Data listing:
— START —
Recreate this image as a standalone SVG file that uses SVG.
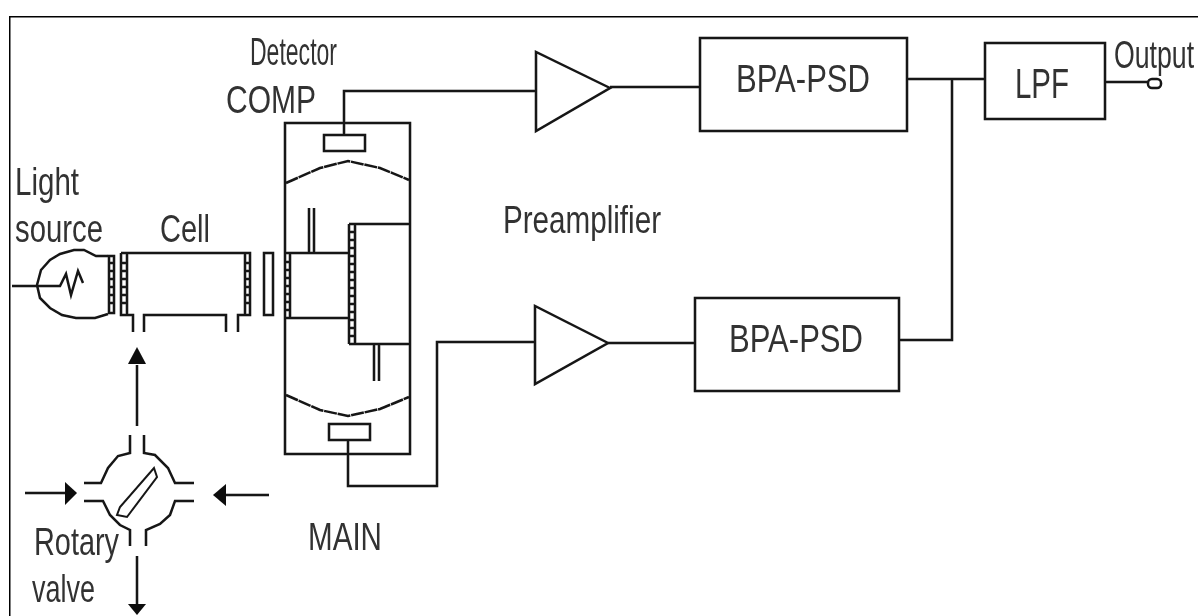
<svg xmlns="http://www.w3.org/2000/svg" width="1198" height="616" viewBox="0 0 1198 616">
<defs><filter id="soft" x="0" y="0" width="100%" height="100%"><feGaussianBlur stdDeviation="0.45"/></filter></defs>
<style>
.l{fill:none;stroke:#161616;stroke-width:2.5}
.t{font-family:"Liberation Sans",Arial,sans-serif;font-size:39px;fill:#333}
.a{fill:#0a0a0a;stroke:none}
.d{stroke-dasharray:13 .8}
.r{stroke-width:2.6}
</style>
<rect width="1198" height="616" fill="#fff"/>
<g filter="url(#soft)">
<path d="M9 616V16H1198" fill="none" stroke="#000" stroke-width="3"/>
<g id="connectors" class="l">
<path d="M344 135V91H536"/><path d="M610 87H700"/><path d="M907 79H985"/><path d="M952 79V340H899"/>
<path d="M608 343H695"/><path d="M348 440V486H437V342H535"/><path d="M1105 82H1148"/>
<path d="M137 426V365"/><path d="M137 556V604"/><path d="M25 493H70"/><path d="M269 495H222"/>
</g>
<g id="arrowheads">
<path class="a" d="M137 347L128 364H146Z"/><path class="a" d="M137 615L128 604H146Z"/><path class="a" d="M77 493L65 482V505Z"/><path class="a" d="M213 495L226 484V506Z"/>
</g>
<g id="light-source" class="l">
<path d="M108 256H96L84 250H74L60 254L50 260L41 270L37 285L40 298L50 308L62 315L76 318H95L108 314"/>
<path d="M12 286H60L66 274L71 295L78 271L83 283"/>
<rect x="109" y="256" width="5" height="57"/><path class="r" d="M109 263H114M109 271H114M109 279H114M109 287H114M109 295H114M109 303H114"/>
</g>
<g id="cell" class="l">
<path d="M121 253H250V315H238V332M226 332V315H144V332M133 332V315H121V253"/>
<path d="M127 253V315M245 253V315"/><path class="r" d="M121 263H127M121 271H127M121 279H127M121 287H127M121 295H127M121 303H127M245 263H250M245 271H250M245 279H250M245 287H250M245 295H250M245 303H250"/>
<rect x="264" y="253" width="9" height="62"/>
</g>
<g id="detector-block" class="l">
<rect x="285" y="123" width="125" height="331"/>
<rect x="324" y="135" width="41" height="16"/><rect x="329" y="424" width="41" height="16"/>
<path class="d" d="M286 183L320 168L348 161L380 168L409 180"/><path class="d" d="M286 395L320 410L348 416L380 409L409 397"/>
<path d="M285 253H349M285 318H349M349 224H409M349 344H409M290 253V318M349 224V344M355 224V344"/>
<path class="r" d="M285 262H290M285 270H290M285 278H290M285 286H290M285 294H290M285 302H290M285 310H290"/>
<path class="r" d="M349 232H355M349 240H355M349 248H355M349 256H355M349 264H355M349 272H355M349 280H355M349 288H355M349 296H355M349 304H355M349 312H355M349 320H355M349 328H355M349 336H355"/>
<path d="M309 208V253M314 208V253M374 345V381M379 345V381"/>
</g>
<g id="preamp-top"><path class="l" d="M536 52V131L610 88Z"/></g>
<g id="preamp-bottom"><path class="l" d="M535 306V384L608 343Z"/></g>
<g id="bpa-top"><rect class="l" x="700" y="38" width="207" height="93"/><text class="t" x="736" y="92" textLength="134" lengthAdjust="spacingAndGlyphs">BPA-PSD</text></g>
<g id="bpa-bottom"><rect class="l" x="695" y="298" width="204" height="93"/><text class="t" x="729" y="352" textLength="134" lengthAdjust="spacingAndGlyphs">BPA-PSD</text></g>
<g id="lpf"><rect class="l" x="985" y="43" width="120" height="76"/><text class="t" x="1015" y="98" textLength="54" lengthAdjust="spacingAndGlyphs" style="font-size:42px">LPF</text></g>
<g id="output"><rect class="l" x="1148" y="79" width="13" height="9" rx="4"/><text class="t" transform="translate(1114 68) scale(.684 1)">Output</text></g>
<g id="rotary-valve" class="l">
<path d="M130 435V453L118 456L108 468L101 483H84"/>
<path d="M144 435V453L155 455L168 468L175 483H194"/>
<path d="M84 501H103L110 515L120 525L130 530V546"/>
<path d="M194 501H175L170 515L160 524L146 530V546"/>
<path d="M154 468L157 477L127 517L117 515L120 507Z" stroke-width="2"/>
</g>
<g id="labels">
<text class="t" x="250" y="65" textLength="87" lengthAdjust="spacingAndGlyphs">Detector</text>
<text class="t" x="226" y="113" textLength="90" lengthAdjust="spacingAndGlyphs">COMP</text>
<text class="t" x="15" y="195" textLength="64" lengthAdjust="spacingAndGlyphs">Light</text>
<text class="t" x="15" y="242" textLength="88" lengthAdjust="spacingAndGlyphs">source</text>
<text class="t" x="160" y="242" textLength="50" lengthAdjust="spacingAndGlyphs">Cell</text>
<text class="t" x="503" y="233" textLength="158" lengthAdjust="spacingAndGlyphs">Preamplifier</text>
<text class="t" x="34" y="555" textLength="85" lengthAdjust="spacingAndGlyphs">Rotary</text>
<text class="t" x="32" y="602" textLength="63" lengthAdjust="spacingAndGlyphs">valve</text>
<text class="t" x="308" y="550" textLength="74" lengthAdjust="spacingAndGlyphs">MAIN</text>
</g>
</g>
</svg>
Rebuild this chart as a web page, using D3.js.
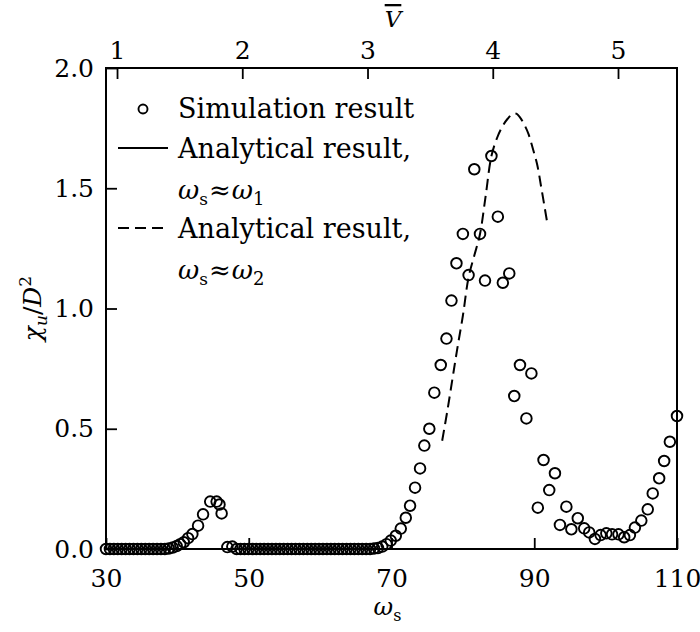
— END —
#### [TASK REQUIREMENTS]
Read the entries above, then pull out the lines that include "this".

#### [CORRECT OUTPUT]
Recreate this image as a standalone SVG file that uses SVG.
Rebuild this chart as a web page, using D3.js.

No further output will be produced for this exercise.